The Co-operative Bank, which is 20% owned by the wider Co-op Group, has put itself up for sale in order to meet its capital requirements.
The struggling lender has been in the process of implementing a turnaround plan after coming to the brink of collapse in 2013.
The bank's balance sheet ballooned following a disastrous merger with the Britannia Building Society, and then ran into trouble when it tried to buy more than 600 branches from Lloyds Banking Group.
In response to the black hole in the bank's balance sheet, the wider Co-op Group was forced to surrender control of the company when a £1.5bn capital-raising brought in a group of US hedge funds as shareholders in the lender.
The Co-operative Group still owns a 20% stake in the Co-op Bank.
In a statement released on Monday morning the bank's chairman Dennis Holt said that, while it had meet its capital requirements "continuously since 2014" and expected to be able to do so, it has always been clear that freeing up more capital was an important part of the organisation's future plans.

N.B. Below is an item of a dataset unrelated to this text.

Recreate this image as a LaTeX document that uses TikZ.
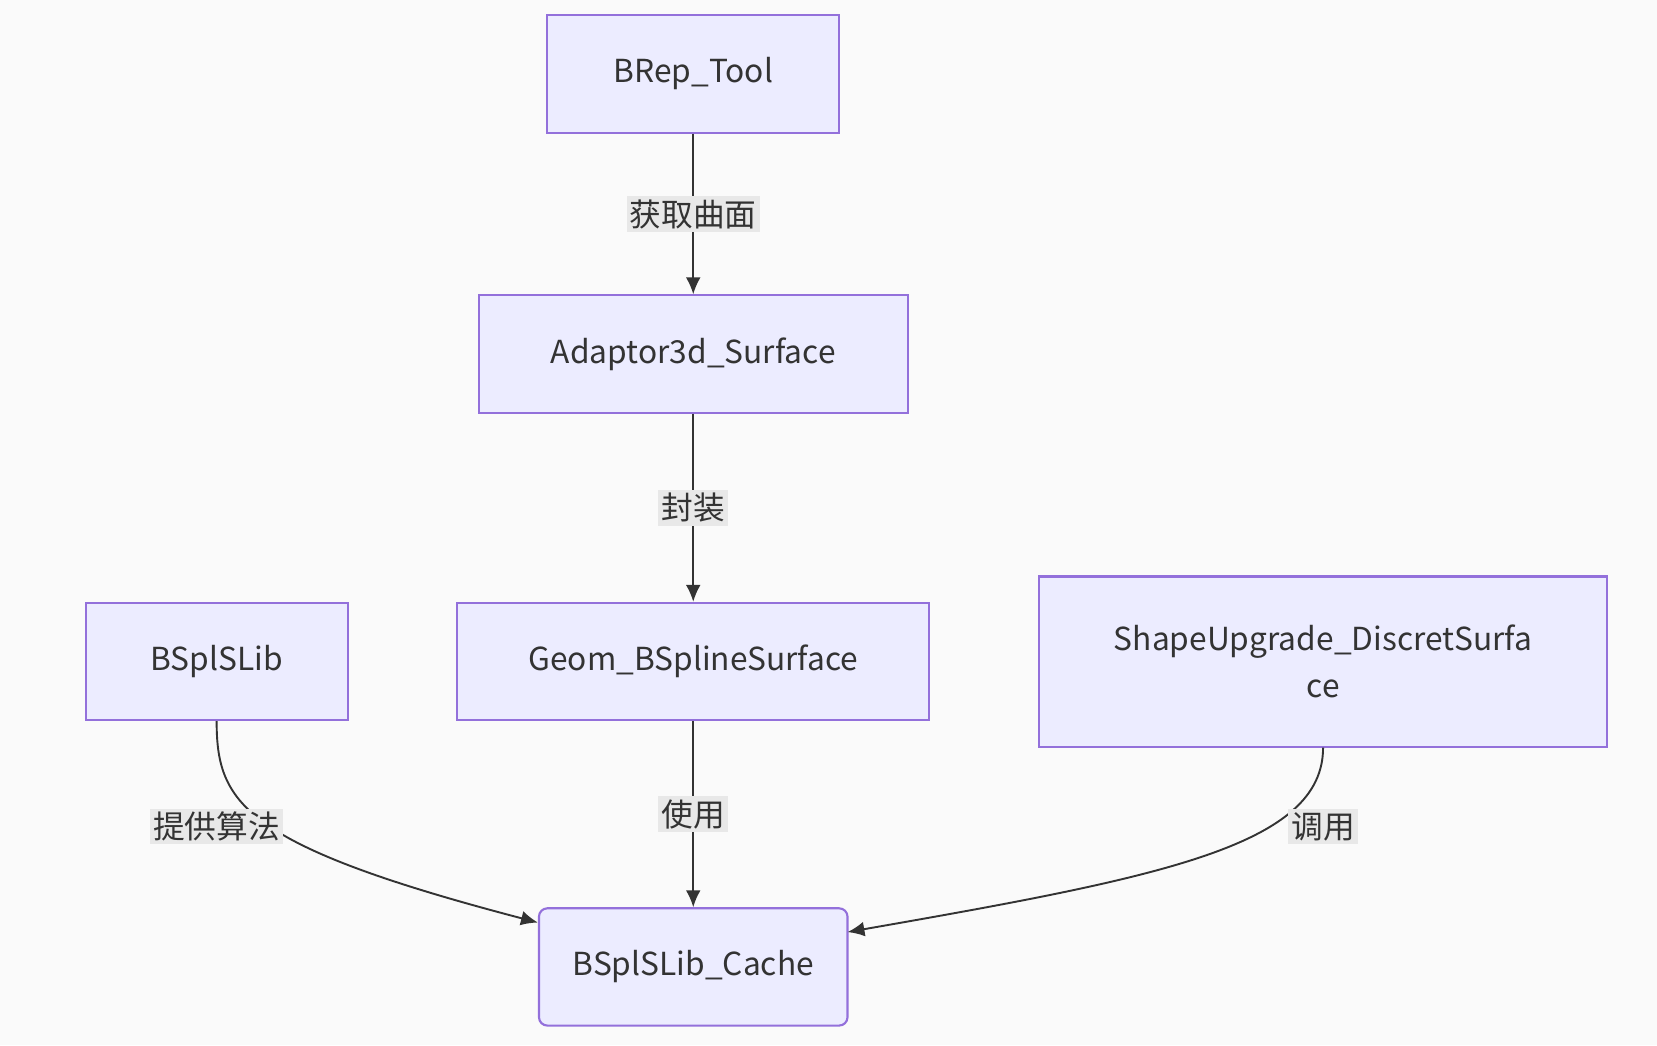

"Since we began work on the Bank's turnaround, the Board has always been clear that we would need to build capital for the future," he said.
"We are now commencing a sale process, alongside other options. The Bank's ethical heritage and customer proposition will be a central consideration in this."
Following the financial crash of 2008, new rules were put in place which required banks to have a certain amount of money available to them at all times, known as their "capital requirement".
Regulators say this will lessen the impact of any future financial crashes or worldwide recessions as banks will be able to access enough money to prevent them from going under.
Regular stress tests were put in place by the Bank of England in order to test each bank on how well it would fare in various doom scenarios.
The Prudential Regulation Authority, which was set up to supervise the banks, welcomed the news and said it would "continue to assess the bank's progress in building greater financial resilience over the coming months".